Campion quits NPCA, calls on board to resign
Decades-old board appointment process has never been used, says a former CAO
Niagara Region’s out-going Niagara Peninsula Conservation Authority representatives must resign, says Welland Mayor Frank Campion, who stepped down from the embattled agency Wednesday.
Campion said voters spoke loud and clear in Oct. 22 election, which saw most of NPCA’s regional representatives lose their elected seats.
“The voters made it very clear they no longer wanted this board, and I think you have to respect that,” said Campion, who was reelected.
On Wednesday morning he filed his resignation, effective Nov. 30, with outgoing NPCA chair and Fort Erie regional councillor Sandy Annunziata.
“I believe the mandate of the board should expire at the end of the regional council term,” Campion’s letter of resignation said.
“While this may not be legislatively required, I believe there is an ethical and moral responsibility to step down and would urge all other Niagara regional councillors who are NPCA board members to resign as well.”
Campion said his resignation is a response to a Nov. 23 missive from Annunziata to the Region saying the current NPCA board will not stand down until a new board is chosen through a 24year-old, never-before-used process.
That process — laid out in a 1994 Ontario government directive — would see Annunziata preside over a series of meetings that would approve the next board of directors.
That suggestion did not sit well with St. Catharines city councillors, who unanimously voted Monday night to ask regional council to select an interim NPCA board to govern the agency until municipal councils have finished selecting citizen appointees.
“I think it’s important that that board just go away,” said Mayor
Walter Sendzik told NPCA CAO Mark Brickell at Monday’s meeting.
In the past, regional council appointed NPCA board members, either from among regional councillors or approving citizen appointees chosen by local municipalities.
Annunziata’s letter references a 1994 order in council that carves up Niagara municipalities into three zones, each of which gets four NPCA board members. Each group can recommend board appointees, and the mayors from each group have to meet with the NPCA chair and vote on who the board members will be.
Annunziata has declined to speak about his letter or how much influence he would have over this process should it be used.
Brickell said the order was discovered by NPCA staff when investigating a request by the City of Hamilton to have more board members.
An NPCA lawyer said the directive supersedes the Conservation Authorities Act, the legislation governing NPCA.
According to former NPCA CAO Andy Burt — he served from 1984 to 2008 — the 1994 procedure has never been used.
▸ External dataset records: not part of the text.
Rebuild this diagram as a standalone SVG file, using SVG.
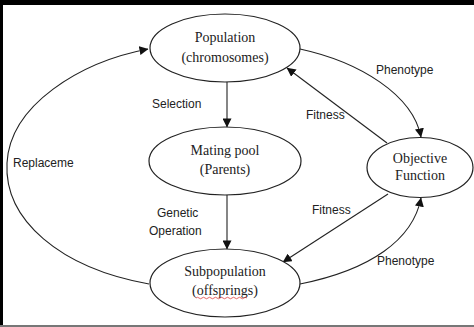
<svg xmlns="http://www.w3.org/2000/svg" width="474" height="327" viewBox="0 0 474 327">
<style>
.node{fill:#fff;stroke:#222;stroke-width:1.2}
.nt{font-family:"Liberation Serif",serif;font-size:14px;fill:#222;text-anchor:middle}
.lb{font-family:"Liberation Sans",sans-serif;font-size:12px;fill:#222}
.c{fill:none;stroke:#222;stroke-width:1.1}
</style>
<defs>
<marker id="ah" viewBox="0 0 10 10" refX="9.5" refY="5" markerWidth="9" markerHeight="9" markerUnits="userSpaceOnUse" orient="auto">
<path d="M0,0 L10,5 L0,10 Z" fill="#111"/>
</marker>
</defs>
<rect x="0" y="0" width="474" height="327" fill="#fff"/>
<rect x="0" y="0" width="474" height="5" fill="#000"/>
<rect x="0" y="0" width="3" height="327" fill="#000"/>
<rect x="0" y="325" width="474" height="2" fill="#777"/>
<g id="connectors">
<path class="c" d="M227,82 L227,127" marker-end="url(#ah)"/>
<path class="c" d="M227,195 L227,249" marker-end="url(#ah)"/>
<path class="c" d="M149,284 C60,268 4,220 7,163 C10,105 80,62 148,49" marker-end="url(#ah)"/>
<path class="c" d="M300,49 C360,62 413,95 421,137" marker-end="url(#ah)"/>
<path class="c" d="M300,284 C370,270 413,240 421,198" marker-end="url(#ah)"/>
<path class="c" d="M387,143 L287,68" marker-end="url(#ah)"/>
<path class="c" d="M388,194 L283,262" marker-end="url(#ah)"/>
</g>
<g id="population">
<ellipse class="node" cx="225" cy="48" rx="75" ry="34"/>
<text class="nt" x="225" y="42">Population</text>
<text class="nt" x="225" y="62">(chromosomes)</text>
</g>
<g id="mating-pool">
<ellipse class="node" cx="225" cy="161" rx="76" ry="34"/>
<text class="nt" x="225" y="155">Mating pool</text>
<text class="nt" x="225" y="174">(Parents)</text>
</g>
<g id="subpopulation">
<ellipse class="node" cx="225" cy="283" rx="75" ry="34"/>
<text class="nt" x="225" y="276">Subpopulation</text>
<text class="nt" x="225" y="295">(offsprings)</text>
<path d="M196,298 q1.5,-1.5 3,0 t3,0 t3,0 t3,0 t3,0 t3,0 t3,0 t3,0 t3,0 t3,0 t3,0 t3,0 t3,0 t3,0 t3,0 t3,0 t3,0" fill="none" stroke="#e04040" stroke-width="0.8"/>
</g>
<g id="objective">
<ellipse class="node" cx="420" cy="167.5" rx="53" ry="30"/>
<text class="nt" x="420" y="163">Objective</text>
<text class="nt" x="420" y="180">Function</text>
</g>
<g id="labels">
<text class="lb" x="376" y="74">Phenotype</text>
<text class="lb" x="152" y="108">Selection</text>
<text class="lb" x="306" y="119">Fitness</text>
<text class="lb" x="13" y="167">Replaceme</text>
<text class="lb" x="312" y="214">Fitness</text>
<text class="lb" x="157" y="217">Genetic</text>
<text class="lb" x="149" y="235">Operation</text>
<text class="lb" x="377" y="265">Phenotype</text>
</g>
</svg>
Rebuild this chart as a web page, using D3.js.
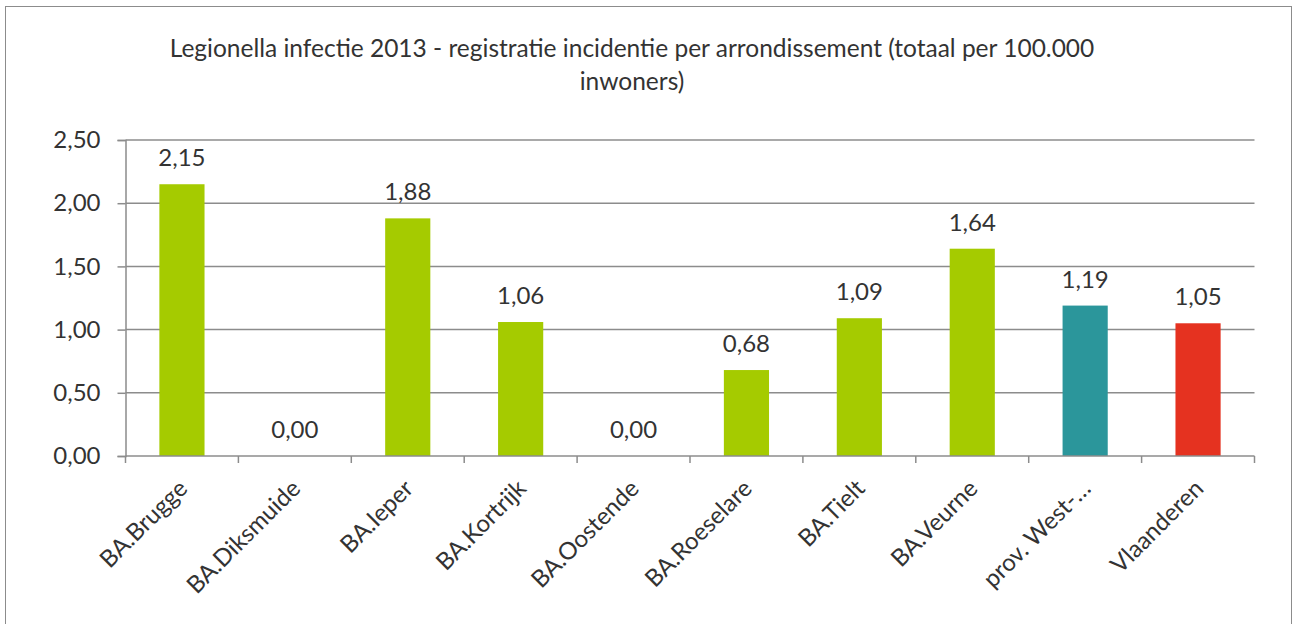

He said in the 1980s the NPCA board had 32 members. The province and NPCA moved to reduce the size of the board, first cutting it down to 22 members and then to the current 15, with 12 of those members representing Niagara.
When the last change happened in 1994, the province issued the order in council which gerrymandered the selection process to ensure Niagara kept control of the agency over Hamilton.
The act says the regional government will select the members of the board, Burt said, and the number of board members a municipality receives is set against the size of a population.
A municipality with a population between 250,000 and 500,000 would get four board members. One with less than 250,000 would get four.
Niagara Region has a population of about 450,000. Under that formula, Hamilton — with more than 500,000 people but with only a small territory that falls under NPCA jurisdiction — would have six members.
Burt said to ensure Niagara controlled the NPCA board, it asked the province to set some rules. The resulting order created the three zones of Niagara municipalities, each with a population less than 250,000, resulting in four board members each, giving Niagara 12 in total.
However, the order in council’s selection process was never used.
Burt said Niagara regional council continued to directly appoint board members, whose service ended when the term of council concluded.
Although NPCA says the 1994 directive is in force, Brock University political science professor David Siegel said that might not be the case. He said orders in council do not exist in a vacuum, but are directly connected to a specific piece of legislation. When that legislation is changed, the order in council no longer applies.
The Conservation Authorities Act was last amended in 2017.
Siegel said if the 1994 directive is not valid and if the act doesn’t prescribe the current NPCA board composition, then past practice could decide the issue.